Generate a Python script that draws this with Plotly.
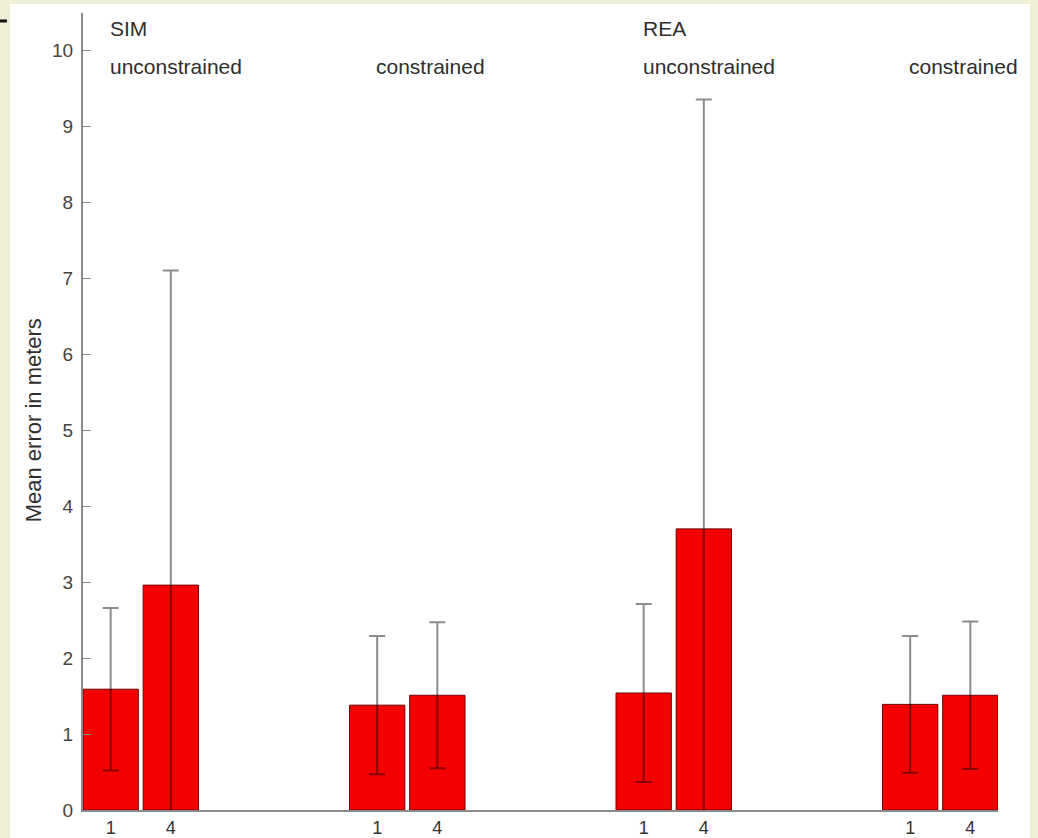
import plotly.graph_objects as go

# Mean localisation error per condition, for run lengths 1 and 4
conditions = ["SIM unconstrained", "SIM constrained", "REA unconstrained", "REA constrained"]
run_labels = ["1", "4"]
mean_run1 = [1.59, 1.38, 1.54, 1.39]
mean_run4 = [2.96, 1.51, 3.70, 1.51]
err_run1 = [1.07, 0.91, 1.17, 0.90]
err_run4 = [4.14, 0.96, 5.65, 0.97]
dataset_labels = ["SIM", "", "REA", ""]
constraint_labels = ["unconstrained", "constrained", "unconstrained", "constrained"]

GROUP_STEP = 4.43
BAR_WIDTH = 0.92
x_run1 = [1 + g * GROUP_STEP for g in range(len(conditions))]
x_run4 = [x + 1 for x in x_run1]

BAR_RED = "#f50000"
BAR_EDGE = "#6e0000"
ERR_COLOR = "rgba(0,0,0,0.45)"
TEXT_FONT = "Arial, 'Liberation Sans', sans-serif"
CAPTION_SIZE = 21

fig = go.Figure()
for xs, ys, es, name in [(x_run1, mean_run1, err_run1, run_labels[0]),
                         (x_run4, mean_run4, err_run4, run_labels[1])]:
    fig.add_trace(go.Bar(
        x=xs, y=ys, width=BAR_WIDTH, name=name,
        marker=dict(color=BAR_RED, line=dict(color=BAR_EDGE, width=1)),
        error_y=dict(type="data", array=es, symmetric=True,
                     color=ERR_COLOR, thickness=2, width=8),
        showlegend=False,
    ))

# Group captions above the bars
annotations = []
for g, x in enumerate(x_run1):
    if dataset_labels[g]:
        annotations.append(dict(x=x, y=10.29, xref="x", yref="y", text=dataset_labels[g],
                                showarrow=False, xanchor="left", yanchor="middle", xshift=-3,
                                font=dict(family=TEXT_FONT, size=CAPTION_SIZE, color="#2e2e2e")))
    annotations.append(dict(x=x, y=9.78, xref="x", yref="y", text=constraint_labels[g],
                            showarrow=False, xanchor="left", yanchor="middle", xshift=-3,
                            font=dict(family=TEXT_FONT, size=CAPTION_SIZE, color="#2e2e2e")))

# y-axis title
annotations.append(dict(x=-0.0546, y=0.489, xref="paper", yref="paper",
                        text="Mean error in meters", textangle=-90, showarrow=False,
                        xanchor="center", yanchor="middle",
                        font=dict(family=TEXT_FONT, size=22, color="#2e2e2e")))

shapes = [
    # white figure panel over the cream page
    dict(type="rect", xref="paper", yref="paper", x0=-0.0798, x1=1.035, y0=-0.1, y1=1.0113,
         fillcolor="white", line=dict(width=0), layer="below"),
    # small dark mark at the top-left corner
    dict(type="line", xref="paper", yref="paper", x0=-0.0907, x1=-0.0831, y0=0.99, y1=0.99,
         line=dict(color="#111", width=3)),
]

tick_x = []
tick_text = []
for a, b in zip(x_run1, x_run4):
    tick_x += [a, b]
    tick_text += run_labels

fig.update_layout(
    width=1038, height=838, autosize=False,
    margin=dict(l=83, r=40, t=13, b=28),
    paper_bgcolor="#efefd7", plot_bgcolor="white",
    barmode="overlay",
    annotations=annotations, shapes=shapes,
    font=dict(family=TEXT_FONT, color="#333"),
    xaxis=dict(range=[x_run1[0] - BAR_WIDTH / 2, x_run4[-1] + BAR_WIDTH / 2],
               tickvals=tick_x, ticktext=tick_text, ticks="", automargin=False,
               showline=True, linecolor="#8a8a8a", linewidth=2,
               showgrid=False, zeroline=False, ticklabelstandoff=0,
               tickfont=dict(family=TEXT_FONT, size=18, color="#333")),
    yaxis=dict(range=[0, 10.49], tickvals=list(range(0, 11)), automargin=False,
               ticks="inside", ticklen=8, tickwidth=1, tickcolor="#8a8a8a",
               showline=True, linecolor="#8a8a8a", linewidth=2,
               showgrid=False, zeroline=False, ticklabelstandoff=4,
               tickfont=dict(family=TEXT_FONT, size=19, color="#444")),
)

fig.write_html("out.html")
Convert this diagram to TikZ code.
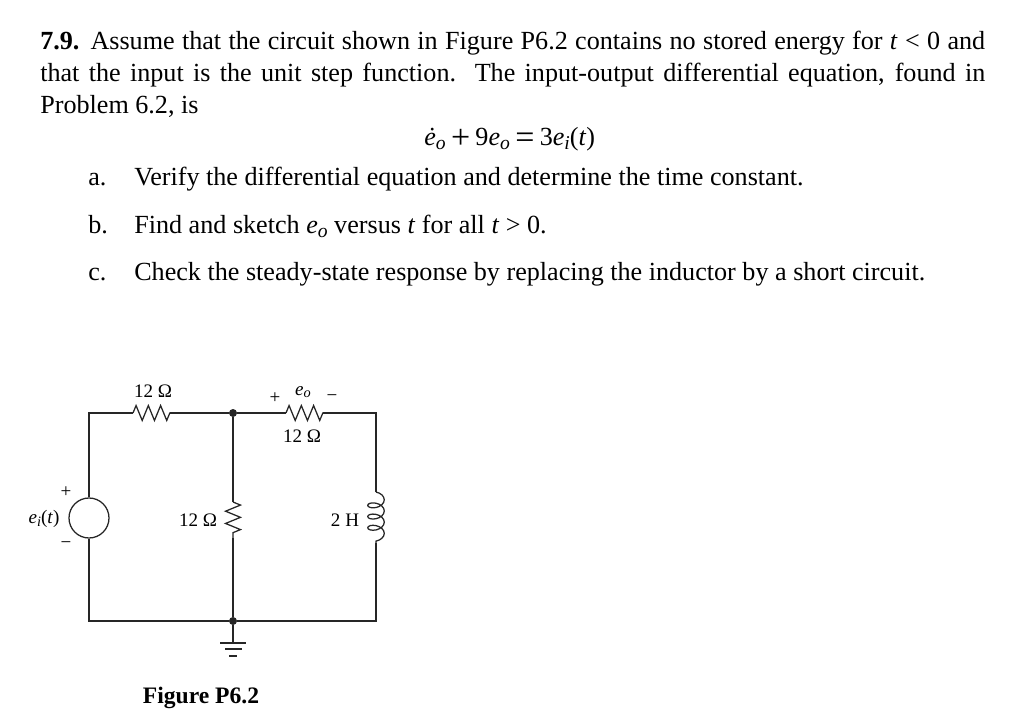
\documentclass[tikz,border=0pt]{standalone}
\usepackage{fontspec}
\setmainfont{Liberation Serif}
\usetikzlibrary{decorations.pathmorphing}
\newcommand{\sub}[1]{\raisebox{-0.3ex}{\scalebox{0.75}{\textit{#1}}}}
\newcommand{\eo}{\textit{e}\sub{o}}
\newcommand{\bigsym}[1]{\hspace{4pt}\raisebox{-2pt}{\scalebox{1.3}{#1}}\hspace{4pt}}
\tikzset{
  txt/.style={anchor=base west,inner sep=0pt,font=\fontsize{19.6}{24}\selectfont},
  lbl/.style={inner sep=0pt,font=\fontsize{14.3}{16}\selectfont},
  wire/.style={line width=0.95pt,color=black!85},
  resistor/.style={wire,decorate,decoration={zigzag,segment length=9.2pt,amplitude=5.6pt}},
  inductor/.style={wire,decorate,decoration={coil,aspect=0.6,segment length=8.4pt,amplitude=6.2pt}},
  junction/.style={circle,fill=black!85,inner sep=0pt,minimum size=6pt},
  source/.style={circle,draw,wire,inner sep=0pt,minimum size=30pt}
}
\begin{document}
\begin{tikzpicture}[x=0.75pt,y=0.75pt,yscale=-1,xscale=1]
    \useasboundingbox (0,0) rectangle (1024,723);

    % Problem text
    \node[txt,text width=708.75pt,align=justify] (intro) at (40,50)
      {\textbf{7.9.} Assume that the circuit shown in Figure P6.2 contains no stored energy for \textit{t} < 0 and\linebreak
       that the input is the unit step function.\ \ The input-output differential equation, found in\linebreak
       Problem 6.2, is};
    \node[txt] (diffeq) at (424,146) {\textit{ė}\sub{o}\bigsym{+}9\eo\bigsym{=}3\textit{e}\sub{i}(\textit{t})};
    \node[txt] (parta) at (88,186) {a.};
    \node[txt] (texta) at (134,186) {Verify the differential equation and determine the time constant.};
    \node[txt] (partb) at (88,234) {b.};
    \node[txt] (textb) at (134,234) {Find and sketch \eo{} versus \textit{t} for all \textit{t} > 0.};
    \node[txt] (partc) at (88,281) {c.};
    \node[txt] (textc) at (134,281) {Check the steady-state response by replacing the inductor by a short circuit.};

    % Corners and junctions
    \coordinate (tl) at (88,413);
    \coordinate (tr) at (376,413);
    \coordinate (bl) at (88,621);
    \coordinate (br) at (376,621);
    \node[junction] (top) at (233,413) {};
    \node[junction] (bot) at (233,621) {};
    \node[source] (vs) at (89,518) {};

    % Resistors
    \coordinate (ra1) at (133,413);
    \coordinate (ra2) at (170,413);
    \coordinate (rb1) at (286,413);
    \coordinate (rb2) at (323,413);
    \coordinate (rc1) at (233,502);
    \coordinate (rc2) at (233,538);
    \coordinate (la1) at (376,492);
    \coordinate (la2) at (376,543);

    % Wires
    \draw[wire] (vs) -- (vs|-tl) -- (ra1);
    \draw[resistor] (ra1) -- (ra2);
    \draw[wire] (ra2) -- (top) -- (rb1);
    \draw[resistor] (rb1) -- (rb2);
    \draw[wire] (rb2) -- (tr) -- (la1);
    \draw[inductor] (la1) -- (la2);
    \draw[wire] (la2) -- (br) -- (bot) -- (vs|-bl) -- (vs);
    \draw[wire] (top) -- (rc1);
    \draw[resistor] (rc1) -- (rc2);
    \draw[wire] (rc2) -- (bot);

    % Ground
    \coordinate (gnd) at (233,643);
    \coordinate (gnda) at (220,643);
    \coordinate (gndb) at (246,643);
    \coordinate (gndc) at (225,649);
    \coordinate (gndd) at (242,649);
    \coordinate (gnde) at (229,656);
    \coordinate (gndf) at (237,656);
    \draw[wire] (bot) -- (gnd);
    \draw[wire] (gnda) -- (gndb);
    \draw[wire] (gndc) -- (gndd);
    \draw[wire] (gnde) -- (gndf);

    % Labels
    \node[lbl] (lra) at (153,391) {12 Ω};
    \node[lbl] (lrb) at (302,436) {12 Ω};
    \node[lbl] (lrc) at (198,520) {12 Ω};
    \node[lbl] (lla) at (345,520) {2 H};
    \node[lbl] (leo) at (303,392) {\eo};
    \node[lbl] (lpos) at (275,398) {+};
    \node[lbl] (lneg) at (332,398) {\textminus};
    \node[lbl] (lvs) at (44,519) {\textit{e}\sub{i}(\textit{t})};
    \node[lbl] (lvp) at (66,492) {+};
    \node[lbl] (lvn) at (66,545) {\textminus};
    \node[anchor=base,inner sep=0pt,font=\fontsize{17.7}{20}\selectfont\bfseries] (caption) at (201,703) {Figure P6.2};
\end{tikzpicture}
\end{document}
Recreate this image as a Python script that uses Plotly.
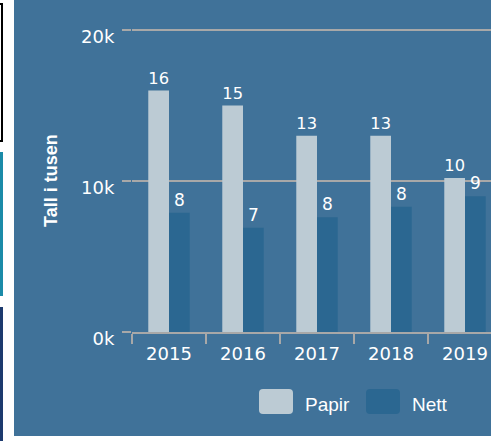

::::::::::

* [WHAT THE TASK REQUIRES]: Pictures are excluded: retype only the lines from the beginning of the listing above through the line with "x_run4 = [x + 1 for x in x_run1]", both included.

* [EXPECTED ANSWER]:
Generate a Python script that draws this with Plotly.
import plotly.graph_objects as go

# Mean localisation error per condition, for run lengths 1 and 4
conditions = ["SIM unconstrained", "SIM constrained", "REA unconstrained", "REA constrained"]
run_labels = ["1", "4"]
mean_run1 = [1.59, 1.38, 1.54, 1.39]
mean_run4 = [2.96, 1.51, 3.70, 1.51]
err_run1 = [1.07, 0.91, 1.17, 0.90]
err_run4 = [4.14, 0.96, 5.65, 0.97]
dataset_labels = ["SIM", "", "REA", ""]
constraint_labels = ["unconstrained", "constrained", "unconstrained", "constrained"]

GROUP_STEP = 4.43
BAR_WIDTH = 0.92
x_run1 = [1 + g * GROUP_STEP for g in range(len(conditions))]
x_run4 = [x + 1 for x in x_run1]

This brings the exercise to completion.